I showed her how big they are and she shook her head and said, “I’ll have bread and butter.”
“Why don’t you decide what you’re going to order first?” I said.
“How much are your pizzas?”
“I’ll get you the menu.” I went and got her a menu, pointed to the pizzas, and recommended which one she should get. “This is our cheese pizza. And it’s only $15.00, so it’s less than the burger. You should get that.”
She did. And she asked for bread and butter. I put in her order, then noticed that the table next to her, a group of five trailer park people, had invited her over to sit with them. It was like the two trailer parks had merged into a double stack trailer park home.
She got her pizza. I check on her, she gobbled the entire thing up. Then the table ordered another pizza. The woman ate most of that one too. And then the woman, wearing her tube-top-dumpy-dress says to me,
“I’ll have a steak.”
This is the same lady who didn’t get the cheeseburger because it cost too much. So I replied, “The steak is $40.00. Do you still want one?”
She did. She got her steak and devoured that too. It was an impressive display of eating at it’s best. Then I decided that I couldn’t take it anymore, so I brought the table their checks. One check for the five original diners (2 glasses of wine, and an app,) and one for the single lady (2 pizzas and a steak.) The original five gave me cash for their small bill and I left to get them change. When I came back, the single trailer park woman was standing at the expo line, with all of her cash laid out on the counter.
“Do you need me to get you some change,” I asked.
“Actually I’m only going to pay for the steak because the pizzas were REALLY bad. They tasted watery.”
“Well that’s interesting,” I said, “because when I checked on you and asked how the pizzas were, you said with your mouth full that they were good. So I’m going to need money for the steak AND the pizzas. And I think the watery taste was because you were drinking water while eating the pizzas.”
At this moment, my manager had walked up to help me.
Looking worried, the woman asked me how much money she had on the counter. I counted it for her.
“You have $51.00, and your bill is $76.00.”
“How short am I?” she asked. Obviously eating took precedence over mathematics in her culture.
“You’re short $25.00,” I told her.
Then she did something very… interesting? She put her hands down the front of her tube top and started rubbing her nipples under the top.

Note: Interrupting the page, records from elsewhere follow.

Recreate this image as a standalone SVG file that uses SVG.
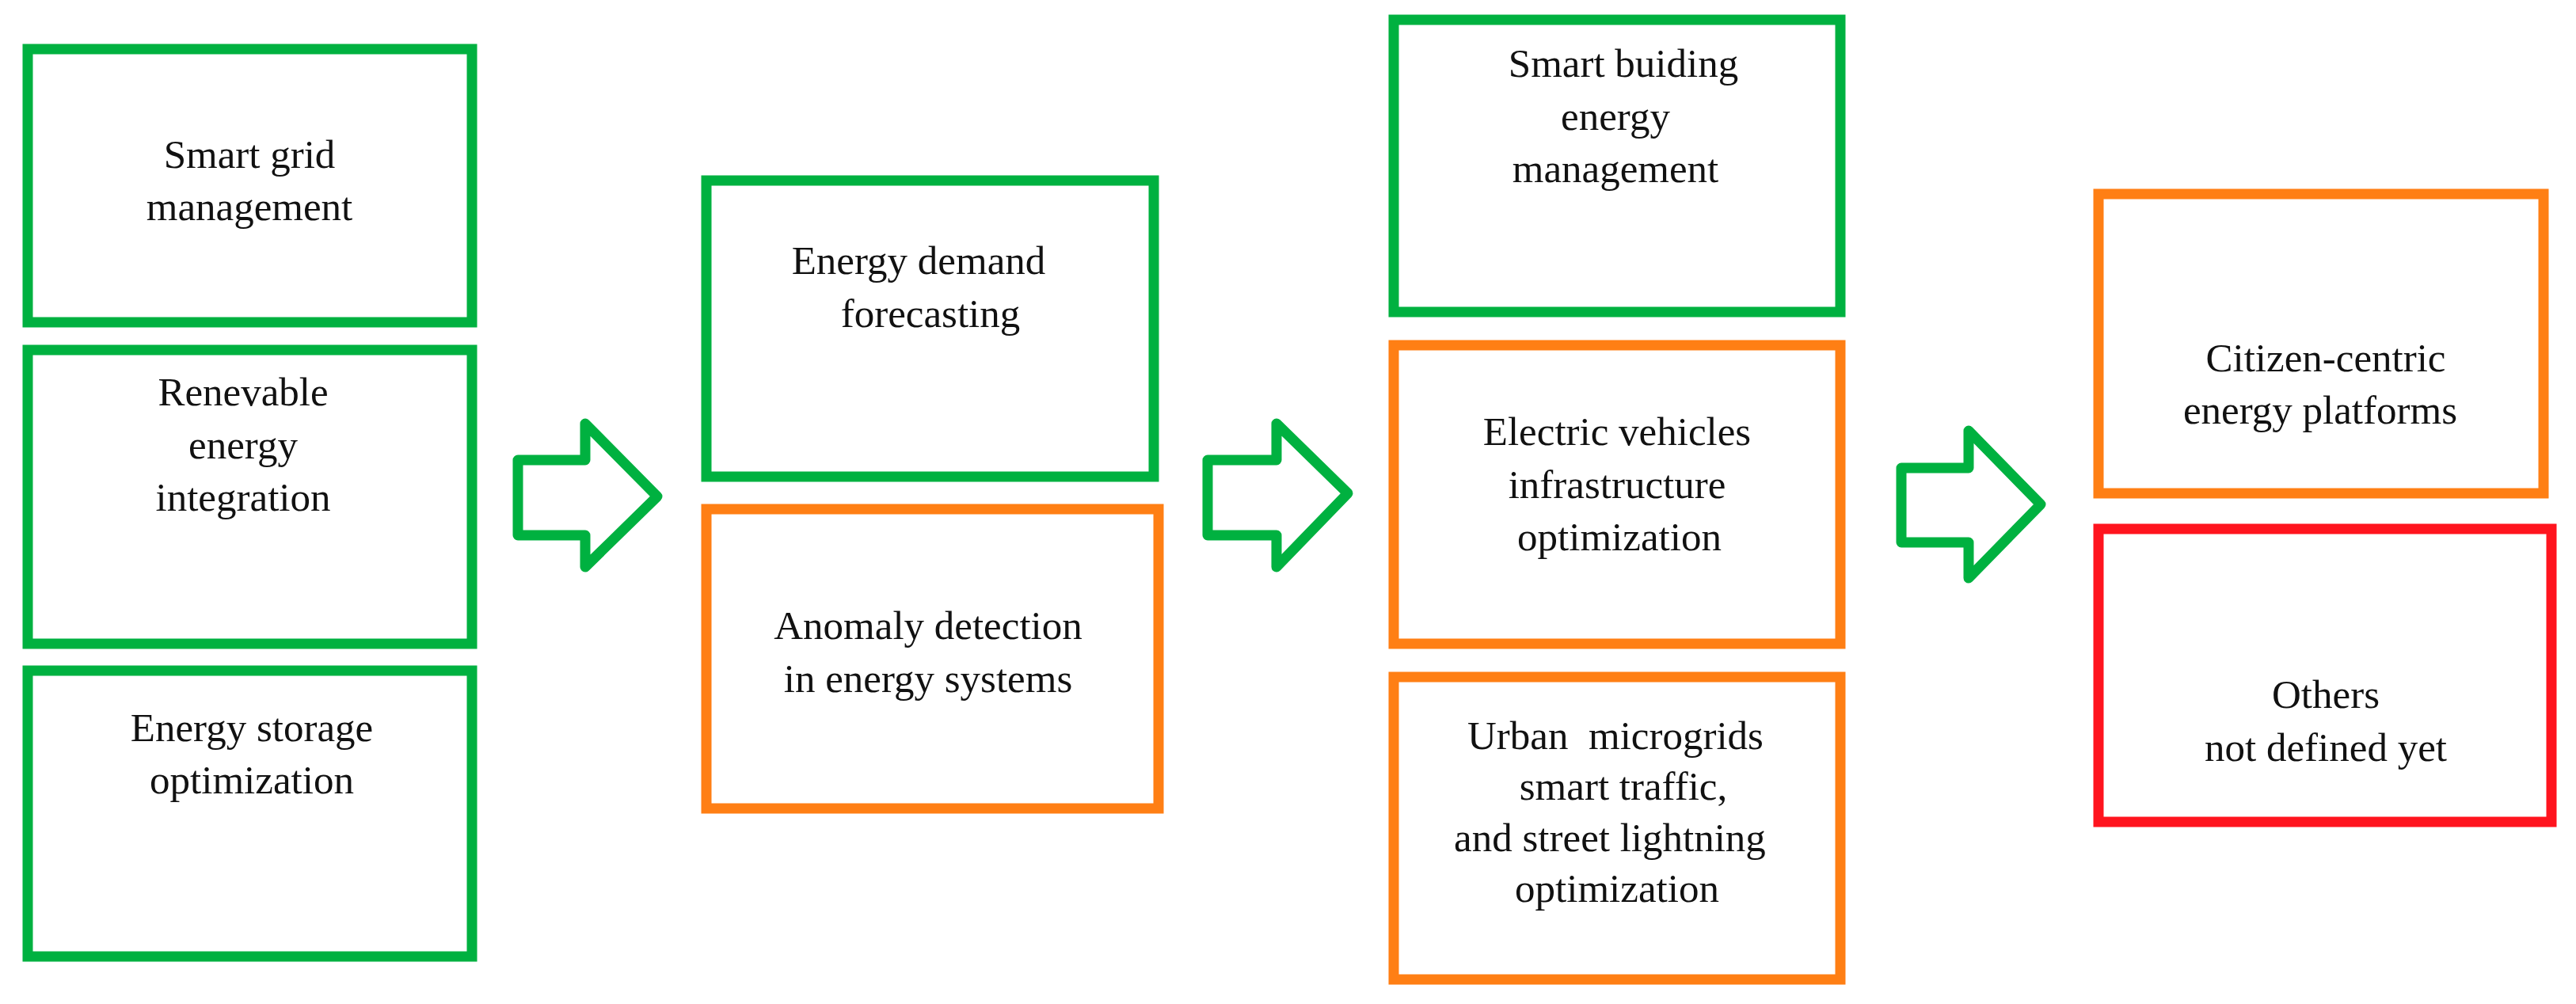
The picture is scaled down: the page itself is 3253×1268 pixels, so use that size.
<svg xmlns="http://www.w3.org/2000/svg" width="3253" height="1268" viewBox="0 0 3253 1268">
<style>
rect{fill:none;stroke-width:13}
.g{stroke:#00B140}.o{stroke:#FF7F14}.r{stroke:#FF141E}
text{font-family:"Liberation Serif","DejaVu Serif",serif;font-size:51px;fill:#111;text-anchor:middle}
.arr{fill:none;stroke:#00B140;stroke-width:13;stroke-linejoin:round}
</style>
<rect width="3253" height="1268" fill="#fff" stroke="none"/>
<g id="n1"><rect class="g" x="35" y="62" width="561" height="345"/><text x="315" y="212">Smart grid</text><text x="315" y="278">management</text></g>
<g id="n2"><rect class="g" x="35" y="442" width="561" height="371"/><text x="307" y="512">Renevable</text><text x="307" y="579">energy</text><text x="307" y="645">integration</text></g>
<g id="n3"><rect class="g" x="35" y="847" width="561" height="361"/><text x="318" y="936">Energy storage</text><text x="318" y="1002">optimization</text></g>
<g id="n4"><rect class="g" x="892" y="228" width="565" height="374"/><text x="1160" y="346">Energy demand</text><text x="1175" y="413">forecasting</text></g>
<g id="n5"><rect class="o" x="892" y="643" width="571" height="378"/><text x="1172" y="807">Anomaly detection</text><text x="1172" y="874">in energy systems</text></g>
<g id="n6"><rect class="g" x="1760" y="25" width="564" height="369"/><text x="2050" y="97">Smart buiding</text><text x="2040" y="164">energy</text><text x="2040" y="230">management</text></g>
<g id="n7"><rect class="o" x="1760" y="436" width="564" height="377"/><text x="2042" y="562">Electric vehicles</text><text x="2042" y="629">infrastructure</text><text x="2045" y="695">optimization</text></g>
<g id="n8"><rect class="o" x="1760" y="855" width="564" height="382"/><text x="2040" y="946" xml:space="preserve">Urban  microgrids</text><text x="2050" y="1010">smart traffic,</text><text x="2033" y="1075">and street lightning</text><text x="2042" y="1139">optimization</text></g>
<g id="n9"><rect class="o" x="2650" y="245" width="562" height="378"/><text x="2937" y="469">Citizen-centric</text><text x="2930" y="535">energy platforms</text></g>
<g id="n10"><rect class="r" x="2650" y="668" width="572" height="370"/><text x="2937" y="894">Others</text><text x="2937" y="961">not defined yet</text></g>
<g id="connectors">
<path class="arr" d="M654 581H739V535L830 627L739 716V676H654Z"/>
<path class="arr" d="M1525 581H1612V535L1702 623L1612 716V676H1525Z"/>
<path class="arr" d="M2401 591H2486V544L2577 637L2486 730V685H2401Z"/>
</g>
</svg>
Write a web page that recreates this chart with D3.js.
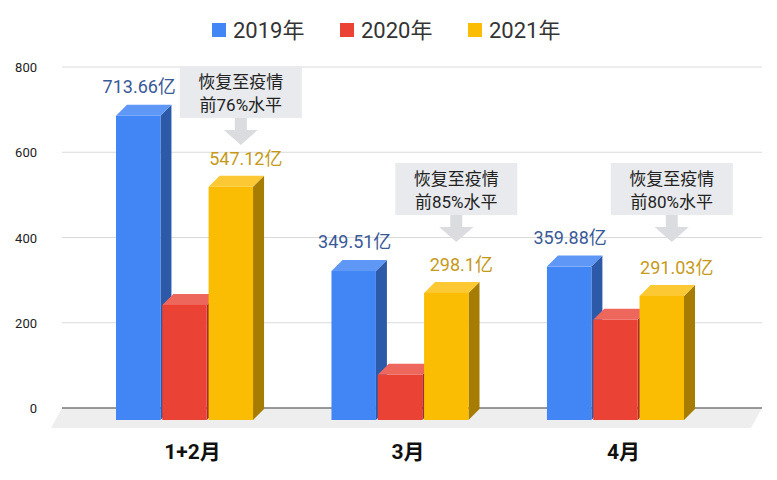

Almost as if she was trying to use some sort of boob power to distract me and my (female) manager from her lack of funds. My manager had no part of it, and I actually felt sick because her breasts were not as impressive as her eating abilities.
“I don’t have enough money,” she groaned.
My manager stepped in. “Well, maybe you could ask your friends for some money, or we’re going to have to call LAPD, because that would be stealing.”
She continued to grope herself and slowly walked off saying she would try to find her friend. We followed her throughout the restaurant, lounge, and lobby until she finally found her friend. She managed to come up with twenty more dollars, and after an hour and a half of this, we decided to just eat the last five dollars. And of course, no tip!
When I finally got back to the restaurant, a woman from the other table had been waiting for her change. I told her what had happened.
“We didn’t even know her.” The woman explained. “We just asked her to join us because she was eating alone. But then she wanted us to pay for her steak. I gave her money for one of the pizzas, but we weren’t going to pay for her steak!”
Lesson learned. Not all trailer park people know each other, and you can’t pay for steak with titties.
Until next time… Server’s don’t pay their rent with compliments.
“Bitter. Party of 1? Your table is ready.”